A panel discussion sponsored by the Faith-Justice Institute on Feb. 5 focused on the need for the Catholic Church to better respond to the disproportionate impact of the criminal justice system on communities of color.
The event, titled “A Conversation: the criminal justice system, communities of color, and the Catholic Church,” was moderated by Dawn Araujo-Hawkins, news editor for The Christian Century, a Christian magazine based in Chicago. Two other panelists included Sister Alison McCrary, SFCC, who is also an attorney who works with inmates on death row, and Lezley McSpadden, the mother of 18-year-old Michael Brown who was shot and killed by Darren Wilson, a white police officer in Ferguson, Missouri, on Aug. 9, 2014.
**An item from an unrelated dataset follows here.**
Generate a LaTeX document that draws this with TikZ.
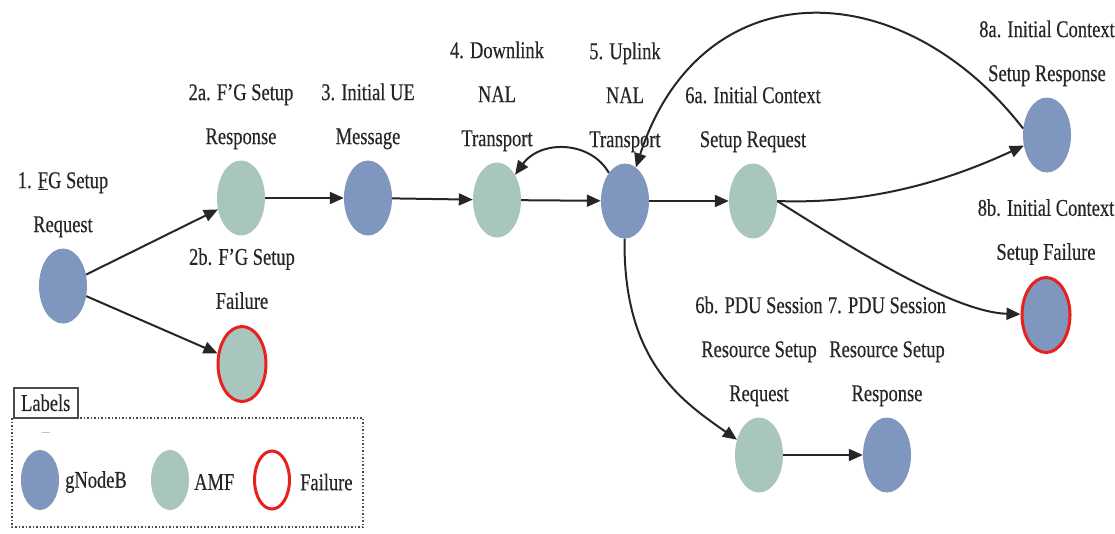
\documentclass[tikz,border=0pt]{standalone}
\usepackage{fontspec}
\setmainfont{Liberation Serif}[FakeStretch=0.77,FakeBold=0.4]
\usepackage{xcolor}
\usepackage{tikz}
\usetikzlibrary{
  shapes.geometric,
  arrows.meta
}
\definecolor{gnbblue}{HTML}{7F96BE}
\definecolor{amfgreen}{HTML}{A8C5BE}
\definecolor{failred}{HTML}{E8201E}

\begin{document}
\begin{tikzpicture}[%詳細設定
        x=1pt,y=-1pt,
        every node/.style={
            font=\fontsize{24}{44}\selectfont,
            text=black!85
          },
        gnb/.style={
            ellipse,
            fill=gnbblue,
            minimum width=48pt,
            minimum height=75pt,
            inner sep=0pt
          },
        amf/.style={
            gnb,
            fill=amfgreen
          },
        fail/.style={
            draw=failred,
            line width=3pt
          },
        lbl/.style={
            align=center,
            inner sep=0pt,
            text depth=0pt,
            above=16pt
          },
        msg/.style={
            line width=2pt,
            draw=black!85,
            -{Triangle[length=14pt,width=12pt]}
          }
      ]
      \useasboundingbox (0,0) rectangle (1115,533);

      % ノード
      \node[gnb] (gnb1) at (63,286) {};
      \node[amf] (amf2a) at (241,198) {};
      \node[amf,fail] (amf2b) at (242,364) {};
      \node[gnb] (gnb3) at (368,198) {};
      \node[amf] (amf4) at (497,200) {};
      \node[gnb] (gnb5) at (625,201) {};
      \node[amf] (amf6a) at (753,201) {};
      \node[amf] (amf6b) at (759,455) {};
      \node[gnb] (gnb7) at (887,455) {};
      \node[gnb] (gnb8a) at (1047,135) {};
      \node[gnb,fail] (gnb8b) at (1046,315) {};

      % ラベル
      \node[lbl] (t1) at (gnb1.north) {1. \underline{F}G Setup\\Request};
      \node[lbl] (t2a) at (amf2a.north) {2a. F'G Setup\\Response};
      \node[lbl] (t2b) at (amf2b.north) {2b. F'G Setup\\Failure};
      \node[lbl] (t3) at (gnb3.north) {3. Initial UE\\Message};
      \node[lbl] (t4) at (amf4.north) {4. Downlink\\NAL\\Transport};
      \node[lbl] (t5) at (gnb5.north) {5. Uplink\\NAL\\Transport};
      \node[lbl] (t6a) at (amf6a.north) {6a. Initial Context\\Setup Request};
      \node[lbl] (t6b) at (amf6b.north) {6b. PDU Session\\Resource Setup\\Request};
      \node[lbl] (t7) at (gnb7.north) {7. PDU Session\\Resource Setup\\Response};
      \node[lbl] (t8a) at (gnb8a.north) {8a. Initial Context\\Setup Response};
      \node[lbl] (t8b) at (gnb8b.north) {8b. Initial Context\\Setup Failure};

      % 直線
      \draw[msg] (gnb1) -- (amf2a);
      \draw[msg] (gnb1) -- (amf2b);
      \draw[msg] (amf2a) -- (gnb3);
      \draw[msg] (gnb3) -- (amf4);
      \draw[msg] (amf4) -- (gnb5);
      \draw[msg] (gnb5) -- (amf6a);
      \draw[msg] (amf6b) -- (gnb7);

      % 曲線
      \draw[msg] (gnb5) .. controls (590,140) and (540,140) .. (amf4);
      \draw[msg] (amf6a.east) .. controls (880,205) and (960,175) .. (gnb8a);
      \draw[msg] (amf6a.east) .. controls (840,240) and (950,312) .. (gnb8b);
      \draw[msg] (gnb8a.165) .. controls (900,-30) and (700,-30) .. (gnb5);
      \draw[msg] (gnb5) .. controls (623,360) and (680,400) .. (amf6b);

      % 凡例
      \draw[black!70,line width=1.5pt,dotted] (12,418) rectangle (363,527);
      \node[draw=black!70,line width=1.5pt,anchor=north west,
        minimum width=64pt,minimum height=30pt,inner sep=2pt] (legtitle) at (13,387) {Labels};
      \draw[black!25] (42,432) -- (50,432);
      \node[gnb,minimum width=38pt,minimum height=60pt] (leg_gnb) at (40,480) {};
      \node[anchor=west,inner sep=0pt] (leg_gnb_t) at (65,482) {gNodeB};
      \node[amf,minimum width=38pt,minimum height=60pt] (leg_amf) at (170,480) {};
      \node[anchor=west,inner sep=0pt] (leg_amf_t) at (194,482) {AMF};
      \node[gnb,fill=white,fail,minimum width=35pt,minimum height=58pt] (leg_fail) at (272,480) {};
      \node[anchor=west,inner sep=0pt] (leg_fail_t) at (300,482) {Failure};

    \end{tikzpicture}
\end{document}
Araujo-Hawkins, who facilitated the discussion, told The Hawk that while the Catholic Church does a “good job” addressing social justice issues like immigration, the Catholic Church has ignored “anti-black racism.”
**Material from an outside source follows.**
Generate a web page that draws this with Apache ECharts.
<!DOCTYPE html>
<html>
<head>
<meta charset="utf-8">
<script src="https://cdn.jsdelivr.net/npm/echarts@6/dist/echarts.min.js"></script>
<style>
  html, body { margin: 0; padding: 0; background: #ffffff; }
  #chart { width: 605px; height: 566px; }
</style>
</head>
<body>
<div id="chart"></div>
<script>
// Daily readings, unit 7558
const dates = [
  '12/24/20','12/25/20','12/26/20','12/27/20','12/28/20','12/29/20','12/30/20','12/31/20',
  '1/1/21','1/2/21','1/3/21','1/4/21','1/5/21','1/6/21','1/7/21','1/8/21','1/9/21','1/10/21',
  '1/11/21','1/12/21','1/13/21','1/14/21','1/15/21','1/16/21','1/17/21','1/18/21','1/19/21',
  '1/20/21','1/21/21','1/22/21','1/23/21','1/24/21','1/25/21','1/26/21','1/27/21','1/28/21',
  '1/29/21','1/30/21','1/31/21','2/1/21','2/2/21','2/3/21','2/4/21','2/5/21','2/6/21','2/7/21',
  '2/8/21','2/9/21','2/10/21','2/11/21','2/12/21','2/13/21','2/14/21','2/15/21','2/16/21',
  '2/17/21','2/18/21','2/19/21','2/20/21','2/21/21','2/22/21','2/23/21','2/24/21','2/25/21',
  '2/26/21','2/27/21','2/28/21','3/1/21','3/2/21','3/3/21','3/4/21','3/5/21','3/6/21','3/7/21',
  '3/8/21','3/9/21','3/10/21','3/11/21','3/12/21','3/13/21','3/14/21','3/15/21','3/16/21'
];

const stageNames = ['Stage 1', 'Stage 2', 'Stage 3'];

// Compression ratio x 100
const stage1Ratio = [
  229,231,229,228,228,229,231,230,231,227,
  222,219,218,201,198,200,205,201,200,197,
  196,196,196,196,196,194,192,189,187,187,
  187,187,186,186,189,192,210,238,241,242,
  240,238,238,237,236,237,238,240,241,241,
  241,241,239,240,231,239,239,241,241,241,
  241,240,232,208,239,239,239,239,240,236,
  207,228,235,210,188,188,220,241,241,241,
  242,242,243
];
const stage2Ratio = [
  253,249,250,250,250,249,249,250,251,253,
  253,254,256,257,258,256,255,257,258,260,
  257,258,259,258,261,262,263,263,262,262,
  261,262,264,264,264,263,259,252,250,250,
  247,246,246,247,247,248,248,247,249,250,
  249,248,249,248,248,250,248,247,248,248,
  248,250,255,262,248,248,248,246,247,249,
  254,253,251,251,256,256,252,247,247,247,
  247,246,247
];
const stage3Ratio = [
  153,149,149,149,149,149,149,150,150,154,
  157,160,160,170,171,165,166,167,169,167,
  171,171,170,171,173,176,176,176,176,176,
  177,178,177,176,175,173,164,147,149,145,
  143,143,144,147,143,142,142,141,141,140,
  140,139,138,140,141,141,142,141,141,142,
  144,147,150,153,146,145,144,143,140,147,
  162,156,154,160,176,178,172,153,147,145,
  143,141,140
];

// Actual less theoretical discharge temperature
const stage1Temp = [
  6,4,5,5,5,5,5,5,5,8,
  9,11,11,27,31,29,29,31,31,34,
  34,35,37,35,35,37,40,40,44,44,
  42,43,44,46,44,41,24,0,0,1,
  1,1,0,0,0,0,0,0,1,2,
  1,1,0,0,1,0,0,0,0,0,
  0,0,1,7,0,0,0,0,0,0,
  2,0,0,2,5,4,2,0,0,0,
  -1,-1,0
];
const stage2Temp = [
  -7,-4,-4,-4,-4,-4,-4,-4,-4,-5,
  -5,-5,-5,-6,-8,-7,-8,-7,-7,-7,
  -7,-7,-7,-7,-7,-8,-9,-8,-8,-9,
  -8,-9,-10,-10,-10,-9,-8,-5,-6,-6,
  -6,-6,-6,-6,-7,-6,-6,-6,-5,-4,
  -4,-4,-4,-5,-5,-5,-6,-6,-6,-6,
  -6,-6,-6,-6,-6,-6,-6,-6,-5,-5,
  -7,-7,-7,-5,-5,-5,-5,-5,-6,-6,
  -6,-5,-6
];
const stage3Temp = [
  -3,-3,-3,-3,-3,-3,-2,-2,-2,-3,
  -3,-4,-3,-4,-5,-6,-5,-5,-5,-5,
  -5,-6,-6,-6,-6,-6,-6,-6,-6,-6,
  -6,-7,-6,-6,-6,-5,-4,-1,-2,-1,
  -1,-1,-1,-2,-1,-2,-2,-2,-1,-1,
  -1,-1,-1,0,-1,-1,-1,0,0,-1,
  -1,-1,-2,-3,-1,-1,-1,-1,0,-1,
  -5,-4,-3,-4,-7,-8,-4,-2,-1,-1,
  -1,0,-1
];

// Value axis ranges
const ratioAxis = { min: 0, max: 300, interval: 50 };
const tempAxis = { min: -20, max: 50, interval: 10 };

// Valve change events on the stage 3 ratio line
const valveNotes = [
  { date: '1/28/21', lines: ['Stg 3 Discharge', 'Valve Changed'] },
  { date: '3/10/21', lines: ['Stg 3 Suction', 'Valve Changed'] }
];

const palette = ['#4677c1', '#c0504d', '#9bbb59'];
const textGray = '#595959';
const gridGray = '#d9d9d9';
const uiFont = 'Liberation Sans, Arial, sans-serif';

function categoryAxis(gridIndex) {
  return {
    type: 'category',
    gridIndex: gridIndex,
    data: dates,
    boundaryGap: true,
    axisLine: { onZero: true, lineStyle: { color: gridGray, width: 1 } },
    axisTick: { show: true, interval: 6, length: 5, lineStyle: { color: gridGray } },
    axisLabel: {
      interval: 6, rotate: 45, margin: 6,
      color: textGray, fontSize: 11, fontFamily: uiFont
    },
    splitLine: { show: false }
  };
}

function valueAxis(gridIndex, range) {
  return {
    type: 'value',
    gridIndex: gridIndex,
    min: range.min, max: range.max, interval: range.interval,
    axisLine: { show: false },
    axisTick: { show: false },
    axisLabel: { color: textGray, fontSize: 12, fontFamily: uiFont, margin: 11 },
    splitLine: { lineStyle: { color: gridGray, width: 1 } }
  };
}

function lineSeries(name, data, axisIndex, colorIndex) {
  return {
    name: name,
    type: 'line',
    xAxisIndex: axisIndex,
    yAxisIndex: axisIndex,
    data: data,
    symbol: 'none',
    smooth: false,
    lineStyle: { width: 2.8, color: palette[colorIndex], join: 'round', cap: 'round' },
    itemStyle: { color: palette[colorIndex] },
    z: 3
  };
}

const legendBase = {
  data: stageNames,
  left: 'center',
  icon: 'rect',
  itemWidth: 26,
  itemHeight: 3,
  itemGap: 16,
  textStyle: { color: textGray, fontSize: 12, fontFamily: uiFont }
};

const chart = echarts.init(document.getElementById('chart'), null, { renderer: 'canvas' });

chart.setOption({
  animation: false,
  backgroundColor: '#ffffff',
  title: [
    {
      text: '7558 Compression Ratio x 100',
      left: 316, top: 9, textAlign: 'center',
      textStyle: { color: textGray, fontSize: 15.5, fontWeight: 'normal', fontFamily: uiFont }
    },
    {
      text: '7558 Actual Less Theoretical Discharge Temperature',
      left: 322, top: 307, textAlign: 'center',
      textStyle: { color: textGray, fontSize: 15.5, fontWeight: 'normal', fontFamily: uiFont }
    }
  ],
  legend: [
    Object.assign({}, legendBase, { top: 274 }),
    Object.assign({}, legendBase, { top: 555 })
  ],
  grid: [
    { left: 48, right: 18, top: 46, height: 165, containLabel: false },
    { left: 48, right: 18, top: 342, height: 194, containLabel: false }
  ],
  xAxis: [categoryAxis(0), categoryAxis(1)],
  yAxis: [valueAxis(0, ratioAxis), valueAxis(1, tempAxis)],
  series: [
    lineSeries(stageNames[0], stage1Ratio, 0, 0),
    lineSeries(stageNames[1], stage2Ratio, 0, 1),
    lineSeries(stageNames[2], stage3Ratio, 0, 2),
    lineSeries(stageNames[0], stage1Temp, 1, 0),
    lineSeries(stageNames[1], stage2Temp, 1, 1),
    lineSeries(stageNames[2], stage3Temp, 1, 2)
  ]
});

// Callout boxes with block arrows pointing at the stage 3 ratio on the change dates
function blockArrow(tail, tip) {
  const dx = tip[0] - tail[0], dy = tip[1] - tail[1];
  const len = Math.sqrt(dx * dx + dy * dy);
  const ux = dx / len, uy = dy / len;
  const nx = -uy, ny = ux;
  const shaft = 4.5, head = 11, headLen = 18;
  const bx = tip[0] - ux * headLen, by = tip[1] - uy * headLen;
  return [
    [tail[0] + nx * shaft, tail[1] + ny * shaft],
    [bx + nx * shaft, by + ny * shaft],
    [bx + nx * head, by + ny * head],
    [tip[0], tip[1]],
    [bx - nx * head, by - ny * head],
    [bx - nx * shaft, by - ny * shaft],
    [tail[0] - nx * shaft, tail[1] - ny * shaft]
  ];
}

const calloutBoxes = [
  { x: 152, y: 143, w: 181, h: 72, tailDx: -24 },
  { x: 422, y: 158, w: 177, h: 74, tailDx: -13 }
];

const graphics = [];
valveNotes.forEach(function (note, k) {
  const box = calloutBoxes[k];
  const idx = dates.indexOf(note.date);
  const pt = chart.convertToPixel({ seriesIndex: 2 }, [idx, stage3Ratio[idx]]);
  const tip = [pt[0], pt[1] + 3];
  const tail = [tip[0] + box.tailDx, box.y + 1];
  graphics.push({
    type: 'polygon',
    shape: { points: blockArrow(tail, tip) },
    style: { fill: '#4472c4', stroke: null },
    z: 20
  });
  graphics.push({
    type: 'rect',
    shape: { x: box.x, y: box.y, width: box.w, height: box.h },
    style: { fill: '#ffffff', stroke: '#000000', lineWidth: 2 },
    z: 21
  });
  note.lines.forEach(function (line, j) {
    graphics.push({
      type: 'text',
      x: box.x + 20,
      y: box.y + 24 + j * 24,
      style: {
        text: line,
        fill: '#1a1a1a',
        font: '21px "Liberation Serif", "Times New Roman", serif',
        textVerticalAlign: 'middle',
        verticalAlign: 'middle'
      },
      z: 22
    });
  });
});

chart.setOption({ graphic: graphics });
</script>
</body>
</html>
“I think within each religion they have their own racial history that affects how they deal with racial issues in a contemporary way,” Araujo-Hawkins said. “The Catholic Church has long had a struggle with race in particular.”
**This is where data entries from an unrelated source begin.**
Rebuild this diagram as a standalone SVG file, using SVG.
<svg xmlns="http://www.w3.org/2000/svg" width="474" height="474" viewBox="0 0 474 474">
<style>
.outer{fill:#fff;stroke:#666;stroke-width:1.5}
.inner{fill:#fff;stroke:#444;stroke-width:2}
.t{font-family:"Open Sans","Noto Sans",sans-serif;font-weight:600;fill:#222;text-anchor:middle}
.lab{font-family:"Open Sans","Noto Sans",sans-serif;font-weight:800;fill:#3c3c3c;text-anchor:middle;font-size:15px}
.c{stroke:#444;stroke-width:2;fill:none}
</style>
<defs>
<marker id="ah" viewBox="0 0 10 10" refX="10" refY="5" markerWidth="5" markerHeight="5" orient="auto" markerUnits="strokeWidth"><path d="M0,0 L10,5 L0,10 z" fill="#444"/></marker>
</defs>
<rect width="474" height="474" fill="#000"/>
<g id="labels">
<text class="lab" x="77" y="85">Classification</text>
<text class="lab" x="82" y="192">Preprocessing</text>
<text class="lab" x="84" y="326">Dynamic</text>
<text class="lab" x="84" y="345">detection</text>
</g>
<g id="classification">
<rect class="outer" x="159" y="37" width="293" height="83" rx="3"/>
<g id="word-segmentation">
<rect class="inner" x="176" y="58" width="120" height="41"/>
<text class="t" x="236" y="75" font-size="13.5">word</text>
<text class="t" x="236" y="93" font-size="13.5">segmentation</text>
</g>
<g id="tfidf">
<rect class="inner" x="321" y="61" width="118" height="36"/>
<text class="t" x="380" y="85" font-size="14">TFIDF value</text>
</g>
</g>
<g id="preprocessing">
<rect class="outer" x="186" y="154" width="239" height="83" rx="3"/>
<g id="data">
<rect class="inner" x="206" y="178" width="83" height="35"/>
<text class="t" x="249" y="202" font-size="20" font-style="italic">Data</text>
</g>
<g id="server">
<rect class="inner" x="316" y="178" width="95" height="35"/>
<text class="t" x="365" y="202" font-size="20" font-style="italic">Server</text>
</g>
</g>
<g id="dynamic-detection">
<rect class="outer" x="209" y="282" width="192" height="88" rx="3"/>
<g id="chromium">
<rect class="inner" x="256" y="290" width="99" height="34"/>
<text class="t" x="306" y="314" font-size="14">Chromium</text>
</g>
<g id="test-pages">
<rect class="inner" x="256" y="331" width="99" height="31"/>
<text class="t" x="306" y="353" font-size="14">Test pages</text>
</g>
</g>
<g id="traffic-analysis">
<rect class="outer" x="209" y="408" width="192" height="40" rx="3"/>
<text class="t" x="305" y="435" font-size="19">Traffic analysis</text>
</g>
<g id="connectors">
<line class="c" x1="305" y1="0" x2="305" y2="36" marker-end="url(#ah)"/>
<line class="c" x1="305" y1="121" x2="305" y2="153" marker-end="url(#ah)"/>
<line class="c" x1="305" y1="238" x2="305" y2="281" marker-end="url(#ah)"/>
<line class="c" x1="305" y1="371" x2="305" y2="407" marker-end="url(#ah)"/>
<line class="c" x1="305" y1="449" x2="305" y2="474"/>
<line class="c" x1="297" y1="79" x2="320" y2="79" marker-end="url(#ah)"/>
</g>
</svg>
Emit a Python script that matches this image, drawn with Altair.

McCrary, who works as a national criminal justice reform strategist for a national network of 50 non-profits that are started and run by formerly incarcerated people,
said individual Catholics are doing great work, but the Catholic Church does not speak out enough on racial justice issues.
“We need to invest in dismantling racism and white supremacy in all of its forms,” McCrary told The Hawk. “It starts with an acknowledgement of the harm that the Catholic Church has done.”
According to McCrary, the criminal justice system was created out of slavery, and even the first police officers were hired to catch runaway slaves.
“Whenever institutions or systems are created and the foundation on which they are created is an unjust foundation based on wrongs of humanity, we have to create a whole new system,” McCrary said.
Melissa Logue, Ph.D., assistant professor of sociology, who hosted McCrary and McSpadden in one of her classes earlier in the day, said a lot of times people look at the justice system and only see that it’s horrible and unjust.
“There are good people in the justice system, there are bad people in the justice system,” Logue said, “but I think the bigger problem is the policies and how they may get executed.”
McCrary said people should think creatively and look at other systems that are not based on a “vestige of slavery.”
“Our prisons are punitive,” McCrary told the audience during the evening discussion. “They’re not rehabilitative for anyone. They tear families apart, [and] they tear communities apart.”
Elizabeth Linehan, Ph.D., professor emerita of philosophy, said it has taken the Catholic Church a long time to really see the racial injustice in the system. Linehan taught in the university’s Inside-Out Prison Exchange Program and does work that focuses on restorative justice.
“There is massive racial discrimination in the way that the criminal justice system operates,” Linehan said. “The system doesn’t do what it’s supposed to do. It doesn’t reform people.”
McSpadden ran for public office in Ferguson in 2019, but did not win. She now
manages several organizations in memory of her son—Camp Brown Kids, The Michael O.D. Brown We Love Our Sons & Daughters Foundation and the Rainbow Of Mothers program.
“I want to keep Michael’s legacy alive,” McSpadden said.
During the discussion, Araujo-Hawkins asked McSpadden what she thinks is the first step in breaking down discriminatory practices within the system, particularly as they relate to police encounters and communities of color.
“I feel like the hearts and minds of folks need to change first,” McSpadden answered. “Policy should come second.”
Maria McBride ’20, an elementary education and special education double major who attended the discussion, said the panelists made her feel uncomfortable and guilty that she is part of a culture and society that makes racial injustice acceptable.
“I don’t think it’s a responsibility of one population of [people],” McBride said. “I think it’s the responsibility of all people to take it on together.”
Araujo-Hawkins said while she thinks this conversation is heavy, she hopes that people can seek solutions and be a part of a solution.
“A lot of people, even well-intended people, can distance themselves from real pain and real struggle and real issues,” Araujo-Hawkins said. “I hope that people will come away with empathy and compassion and understanding and also some hope and optimism because these can be dark and heavy issues.”
Dessi Miles ’21, a psychology graduate student, said it was important to her to attend the conversation as a young woman of color at a predominantly white institution.
“I want to set an example for my friends and my classmates, but also I feel like I needed to be more aware of my surroundings and who I am and my identity,” Miles said.